Frequently Asked Questions

Does making one extra payment per year really help?

Yes. One full additional payment per year is equivalent to adding roughly 1/12th of a payment monthly. For a 30-year fixed mortgage, this strategy can remove nearly five years from the term depending on rate and balance.

What if the lender charges a prepayment penalty?

Prepayment penalties are uncommon on owner-occupied fixed loans but still exist in some states and products. Check your note. If penalties apply only in the first few years, schedule extra payments to start after the penalty sunset. The calculator can model a delayed start by estimating the balance at that future date and then applying the extra payment plan.

Should I prioritize high-interest debt before mortgage prepayments?

Generally yes. If credit cards or personal loans carry higher rates, eliminating them first yields greater savings. Once consumer debt is repaid, redirect those freed-up funds to the mortgage using the calculator to reassess the payoff timeline.

Can this calculator handle refinanced loans?

Absolutely. After refinancing, enter the new loan amount, rate, and term. The calculator recalculates the amortization and shows how extra payments on the new loan compare with previous estimates. This is useful for verifying that the refinance genuinely improves your financial position when extra payments are factored in.

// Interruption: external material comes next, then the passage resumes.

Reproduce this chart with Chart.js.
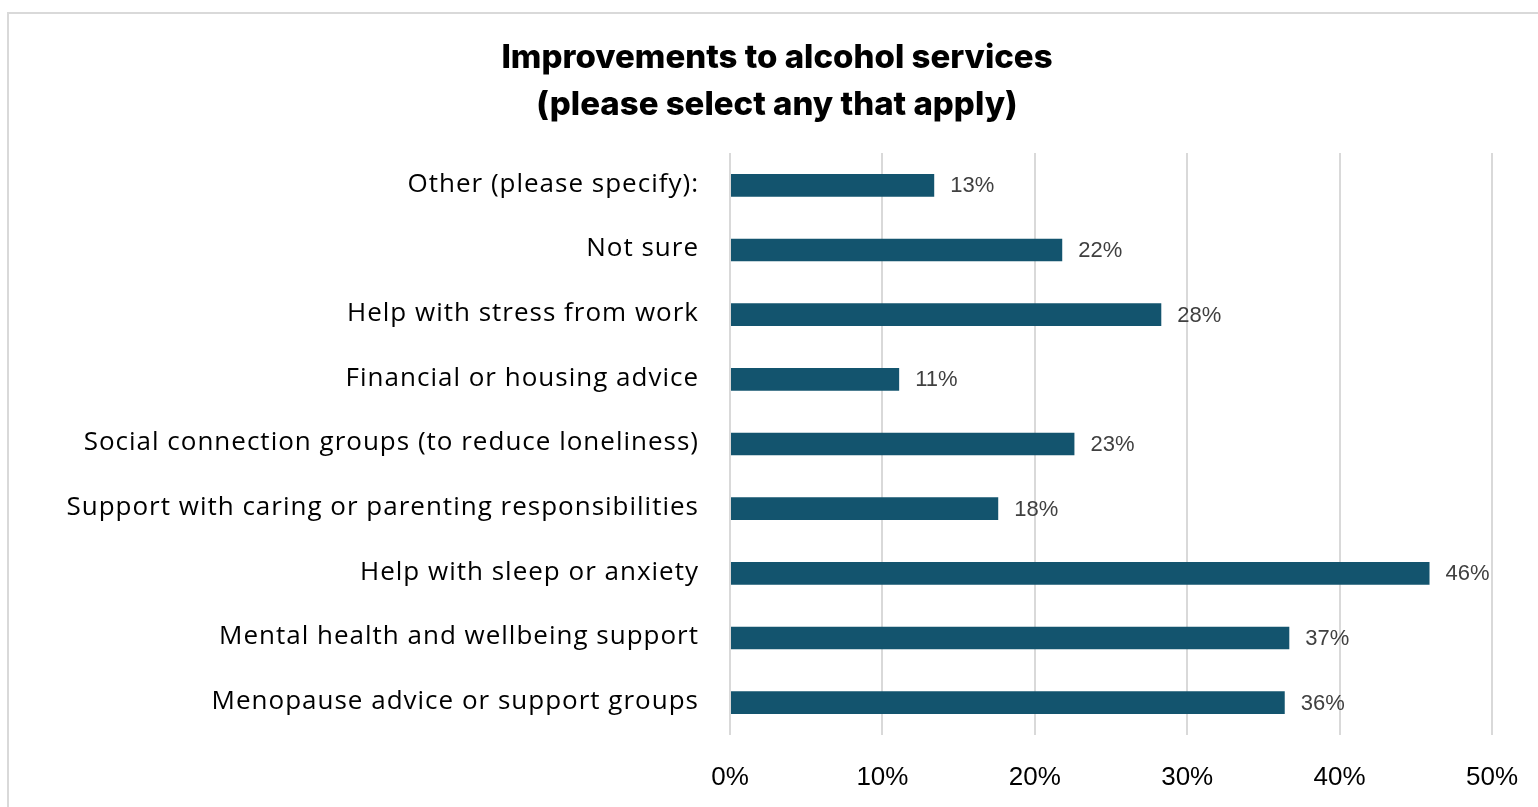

Building Confidence with Data-Driven Decisions

A mortgage is often the largest single contract an individual signs. Empowering borrowers with a sophisticated yet approachable calculator supports informed decisions and healthier household finances. By grounding projections in accurate amortization math, the tool reveals how disciplined extra payments transform a decades-long liability into an accelerated wealth-building plan. Whether you are a new buyer mapping out future goals or a seasoned homeowner eyeing early retirement, the calculator’s insights help you align day-to-day budgeting with long-term aspirations.